It's a very easy interview question really. Because you know there's at most 1025 distinct integers in the first set, you can use that number of bits to represent whether each of those numbers is found or not in input sets. So, if you want the answer to print each distinct number exactly once, the logic is:
- zero all the 1025 bits in bitset A
- for each number in the first set, set the corresponding bit in A
- zero all the 1025 bits in bitset B
- for each number int he second set, set the corresponding bit in B
- for i from 0 to 1024: if that bit is set in both A and B, output i as part of your answer
Now, to create a bitset of 1025 bits might not be supported directly by your language, so what you sometimes have to do is use an array of bytes, each of which has 8 bits. Then, say you want to set bit "k", you'll find the byte at index k / 8, then set the bit at position k % 8. To do the latter, you have to convert from a bit position (0 through 7) to a bit value (bit 0 represents value 1, bit 1 value 2, bit 2 value 4... bit 7 value 128 - all the powers of two).
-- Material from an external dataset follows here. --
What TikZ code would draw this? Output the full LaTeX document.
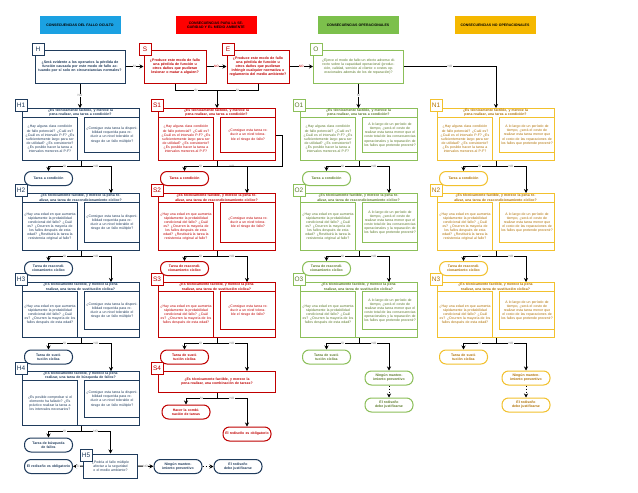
\documentclass[tikz,border=0pt]{standalone}
\usepackage{fontspec}
\setmainfont{Liberation Sans}
\usetikzlibrary{arrows.meta,calc}
\definecolor{hb}{HTML}{1F3B5C}
\definecolor{sb}{HTML}{C00000}
\definecolor{ob}{HTML}{8CBF5A}
\definecolor{ot}{HTML}{5A7A28}
\definecolor{nb}{HTML}{F2C12E}
\definecolor{nt}{HTML}{B07000}
\definecolor{hcyan}{HTML}{1BA1E2}
\definecolor{hred}{HTML}{FF0000}
\definecolor{hgreen}{HTML}{7CC04C}
\definecolor{hor}{HTML}{F5B800}
\tikzset{
 arr/.style={-{Stealth[length=4pt,width=4pt]}, line width=1pt, black},
 ln/.style={line width=1pt, black},
 lbl/.style={font=\fontsize{3.2}{3.2}\selectfont, text=gray, fill=white, inner sep=0.3pt},
 bx/.style={draw=#1, line width=1pt, inner sep=1pt, fill=white},
 tx/.style={font=\fontsize{3.5}{4.1}\selectfont, align=center},
 term/.style={draw=#1, line width=1pt, rounded corners=6.5pt, minimum width=48pt, minimum height=14pt, fill=white, align=center, inner sep=0.5pt, text width=45pt, font=\fontsize{3.5}{4.1}\selectfont\bfseries},
 hdr/.style={fill=#1, minimum width=81pt, minimum height=18pt, text width=76pt, align=center, font=\fontsize{3.5}{4.1}\selectfont\bfseries, inner sep=1pt},
 labsq/.style={bx=#1, minimum size=12pt, font=\fontsize{6.5}{6.5}\selectfont},
 top/.style={bx=#1, minimum height=33pt, align=center, font=\fontsize{3.6}{4.2}\selectfont\bfseries},
}
\newcommand\qblk[9]{%
 \node[bx=#5, anchor=north west, minimum width=117pt, minimum height={(#4-#3)*1pt}] (#1) at (#2,#3) {};
 \node[tx, text=#6, text width=112pt, inner sep=0pt] at (#2+58.5,#3+5) {\bfseries #7};
 \node[bx=#5, tx, text=#6, anchor=north west, minimum width=55pt, minimum height={(#4-#3-9)*1pt}, text width=52pt] (#1l) at (#2,#3+9) {#8};
 \node[bx=#5, tx, text=#6, anchor=north west, minimum width=55pt, minimum height={(#4-#3-17)*1pt}, text width=52pt] (#1r) at (#2+62,#3+9) {#9};
}
\def\tA{¿Es técnicamente factible, y merece la pena realizar, una tarea a condición?}
\def\tB{¿Es técnicamente factible, y merece la pena realizar, una tarea de reacondicionamiento cíclico?}
\def\tC{¿Es técnicamente factible, y merece la pena realizar, una tarea de sustitución cíclica?}
\def\lA{¿Hay alguna clara condición de fallo potencial? ¿Cuál es? ¿Cuál es el intervalo P-F? ¿Es suficientemente largo para ser de utilidad? ¿Es consistente? ¿Es posible hacer la tarea a intervalos menores al P-F?}
\def\lB{¿Hay una edad en que aumenta rápidamente la probabilidad condicional del fallo? ¿Cuál es? ¿Ocurren la mayoría de los fallos después de esta edad? ¿Restituirá la tarea la resistencia original al fallo?}
\def\lC{¿Hay una edad en que aumenta rápidamente la probabilidad condicional del fallo? ¿Cuál es? ¿Ocurren la mayoría de los fallos después de esta edad?}
\def\rH{¿Consigue esta tarea la disponibilidad requerida para reducir a un nivel tolerable el riesgo de un fallo múltiple?}
\def\rS{¿Consigue esta tarea reducir a un nivel tolerable el riesgo de fallo?}
\def\rO{A lo largo de un período de tiempo, ¿será el costo de realizar esta tarea menor que el costo total de las consecuencias operacionales y la reparación de los fallos que pretende prevenir?}
\def\rN{A lo largo de un período de tiempo, ¿será el costo de realizar esta tarea menor que el costo de las reparaciones de los fallos que pretende prevenir?}
\begin{document}
\begin{tikzpicture}[x=1pt,y=-1pt]
\useasboundingbox[fill=white] (0,0) rectangle (638,493);
% headers
\node[hdr=hcyan] (hh) at (80,25) {CONSECUENCIAS DEL FALLO OCULTO};
\node[hdr=hred] (hs) at (216,25) {CONSECUENCIAS PARA LA SEGURIDAD Y EL MEDIO AMBIENTE};
\node[hdr=hgreen] (ho) at (358,25) {CONSECUENCIAS OPERACIONALES};
\node[hdr=hor] (hn) at (495,25) {CONSECUENCIAS NO OPERACIONALES};
% top questions
\node[top=hb, text=hb, minimum width=90pt, text width=84pt] (H) at (80,66.5) {¿Será evidente a los operarios la pérdida de función causada por este modo de fallo actuando por sí solo en circunstancias normales?};
\node[top=sb, text=sb, minimum width=62pt, text width=58pt] (S) at (175,66.5) {¿Produce este modo de fallo una pérdida de función u otros daños que pudieran lesionar o matar a alguien?};
\node[top=sb, text=sb, minimum width=62pt, text width=58pt] (E) at (258,66.5) {¿Produce este modo de fallo una pérdida de función u otros daños que pudieran infringir cualquier normativa o reglamento del medio ambiente?};
\node[top=ob, text=ot, minimum width=90pt, text width=86pt, font=\fontsize{3.5}{4.1}\selectfont] (O) at (358.5,66.5) {¿Ejerce el modo de fallo un efecto adverso directo sobre la capacidad operacional (producción, calidad, servicio al cliente o costes operacionales además de los de reparación)?};
\node[labsq=hb, text=hb] at (38,49) {H};
\node[labsq=sb, text=sb] at (145,49) {S};
\node[labsq=sb, text=sb] at (228,49) {E};
\node[labsq=ob, text=ot] at (316,49) {O};
% blocks H
\qblk{H1}{22}{108}{160}{hb}{hb}{\tA}{\lA}{\rH}
\qblk{H2}{22}{193}{250}{hb}{hb}{\tB}{\lB}{\rH}
\qblk{H3}{22}{282}{337}{hb}{hb}{\tC}{\lC}{\rH}
\qblk{H4}{22}{371}{425}{hb}{hb}{¿Es técnicamente factible, y merece la pena realizar, una tarea de búsqueda de fallos?}{¿Es posible comprobar si el elemento ha fallado? ¿Es práctico realizar la tarea a los intervalos necesarios?}{\rH}
% blocks S
\qblk{S1}{158}{108}{160}{sb}{sb}{\tA}{\lA}{\rS}
\qblk{S2}{158}{193}{250}{sb}{sb}{\tB}{\lB}{\rS}
\qblk{S3}{158}{282}{337}{sb}{sb}{\tC}{\lC}{\rS}
\node[bx=sb, anchor=north west, minimum width=117pt, minimum height=21pt, tx, text=sb, text width=112pt] (S4) at (158,371) {\bfseries ¿Es técnicamente factible, y merece la pena realizar, una combinación de tareas?};
% blocks O, N
\qblk{O1}{300}{108}{160}{ob}{ot}{\tA}{\lA}{\rO}
\qblk{O2}{300}{193}{250}{ob}{ot}{\tB}{\lB}{\rO}
\qblk{O3}{300}{282}{337}{ob}{ot}{\tC}{\lC}{\rO}
\qblk{N1}{437}{108}{160}{nb}{nt}{\tA}{\lA}{\rN}
\qblk{N2}{437}{193}{250}{nb}{nt}{\tB}{\lB}{\rN}
\qblk{N3}{437}{282}{337}{nb}{nt}{\tC}{\lC}{\rN}
% labels
\foreach \c/\tc/\x/\n in {hb/hb/21/H,sb/sb/157/S,ob/ot/299/O,nb/nt/436/N}{
 \node[labsq=\c, text=\tc] at (\x,105) {\n1};
 \node[labsq=\c, text=\tc] at (\x,190) {\n2};
 \node[labsq=\c, text=\tc] at (\x,279) {\n3};
}
\node[labsq=hb, text=hb] at (21,368) {H4};
\node[labsq=sb, text=sb] at (157,368) {S4};
% terminals
\foreach \c/\tc/\n/\cx in {hb/hb/H/80.5,sb/sb/S/216.5,ob/ot/O/358.5,nb/nt/N/495.5}{
 \node[term=\c, text=\tc] (\n t1) at (\cx-32,178.5) {Tarea a condición};
 \node[term=\c, text=\tc] (\n t2) at (\cx-32,268.5) {Tarea de reacondicionamiento cíclico};
 \node[term=\c, text=\tc] (\n t3) at (\cx-32,357) {Tarea de sustitución cíclica};
}
\node[term=hb, text=hb] (Ht4) at (48.5,445) {Tarea de búsqueda de fallos};
\node[bx=hb, tx, text=hb, minimum width=54pt, minimum height=24pt, text width=50pt] (H5) at (110.5,466) {¿Podría el fallo múltiple afectar a la seguridad o el medio ambiente?};
\node[labsq=hb, text=hb] at (86,455) {H5};
\node[term=hb, text=hb] (Hr) at (48.5,466.5) {El rediseño es obligatorio};
\node[term=hb, text=hb] (Hm) at (178,466.5) {Ningún mantenimiento preventivo};
\node[term=hb, text=hb] (Hj) at (238,466.5) {El rediseño debe justificarse};
\node[term=sb, text=sb] (Sc) at (186,412) {Hacer la combinación de tareas};
\node[term=sb, text=sb] (Sr) at (247,434) {El rediseño es obligatorio};
\node[term=ob, text=ot] (Om) at (389,378) {Ningún mantenimiento preventivo};
\node[term=ob, text=ot] (Oj) at (389,405) {El rediseño debe justificarse};
\node[term=nb, text=nt] (Nm) at (526,378) {Ningún mantenimiento preventivo};
\node[term=nb, text=nt] (Nj) at (526,405) {El rediseño debe justificarse};
% top connectors
\draw[arr] (H) -- node[lbl]{SI} (S);
\draw[arr] (S) -- node[lbl,text=sb]{NO} (E);
\draw[arr] (E) -- node[lbl,text=sb]{NO} (O);
\draw[arr] (H.south) -- node[lbl]{NO} (H.south |- H1.north);
\draw[ln] (S.south) |- node[lbl,pos=0.75]{SI} ([yshift=18pt]S1.north);
\draw[ln] (E.south) |- node[lbl,pos=0.75]{SI} ([yshift=18pt]S1.north);
\draw[arr] ([yshift=18pt]S1.north) -- (S1.north);
\draw[arr] (O.south) -- node[lbl]{SI} (O.south |- O1.north);
\draw[arr] (O.east) -| node[lbl,pos=0.25]{NO} (N1.north);
% branches
\foreach \n in {H,S,O,N}{
 \draw[arr] (\n1.south) -- ++(0,5) -| node[lbl,pos=0.25]{SI} (\n t1.north);
 \draw[arr] (\n1.south) -- ++(0,5) -| node[lbl,pos=0.25]{NO} ([xshift=30pt]\n2.north);
 \draw[arr] (\n2.south) -- ++(0,5) -| node[lbl,pos=0.25]{SI} (\n t2.north);
 \draw[arr] (\n2.south) -- ++(0,5) -| node[lbl,pos=0.25]{NO} ([xshift=30pt]\n3.north);
 \draw[arr] (\n3.south) -- ++(0,5) -| node[lbl,pos=0.25]{SI} (\n t3.north);
}
\draw[arr] (H3.south) -- ++(0,5) -| node[lbl,pos=0.25]{NO} ([xshift=30pt]H4.north);
\draw[arr] (S3.south) -- ++(0,5) -| node[lbl,pos=0.25]{NO} ([xshift=30pt]S4.north);
\draw[arr] (O3.south) -- ++(0,5) -| node[lbl,pos=0.25]{NO} (Om.north);
\draw[arr] (N3.south) -- ++(0,5) -| node[lbl,pos=0.25]{NO} (Nm.north);
\draw[arr] (H4.south) -- ++(0,5) -| node[lbl,pos=0.25]{SI} (Ht4.north);
\draw[arr] (H4.south) -- ++(0,5) -| node[lbl,pos=0.25]{NO} (H5.north);
\draw[arr] (S4.south) -- ++(0,5) -| node[lbl,pos=0.25]{SI} (Sc.north);
\draw[arr] (S4.south) -- ++(0,5) -| node[lbl,pos=0.25]{NO} (Sr.north);
\draw[arr] (H5) -- node[lbl]{SI} (Hr);
\draw[arr] (H5) -- node[lbl]{NO} (Hm);
\draw[arr, dotted] (Hm) -- (Hj);
\draw[arr, dotted] (Om) -- (Oj);
\draw[arr, dotted] (Nm) -- (Nj);
\draw[ln] (S1r.east) -- ([xshift=6pt]S1r.east) |- ([yshift=-5pt]S1.south);
\end{tikzpicture}
\end{document}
To get these values, you take the number 1 and bitshift it left by the "bit position". So, 1 << 0 is still 1, while 1 << 7 is 128. You can then:
- ask if a byte has that bit on by ANDing the shifted value with the byte's value and seeing if you get a non-0 result - for example, in C and C++:
if (array[k / 8] & (1 << (k % 8))) ...it's on...
- record a 1 at a particular bit position in a byte by ORing the value with the byte - in C and C++:
array[k / 8] |= (1 << (k % 8));
There are more efficient ways to do this if there happens to be a lot less than 1025 values in either set, but this is a good general solution.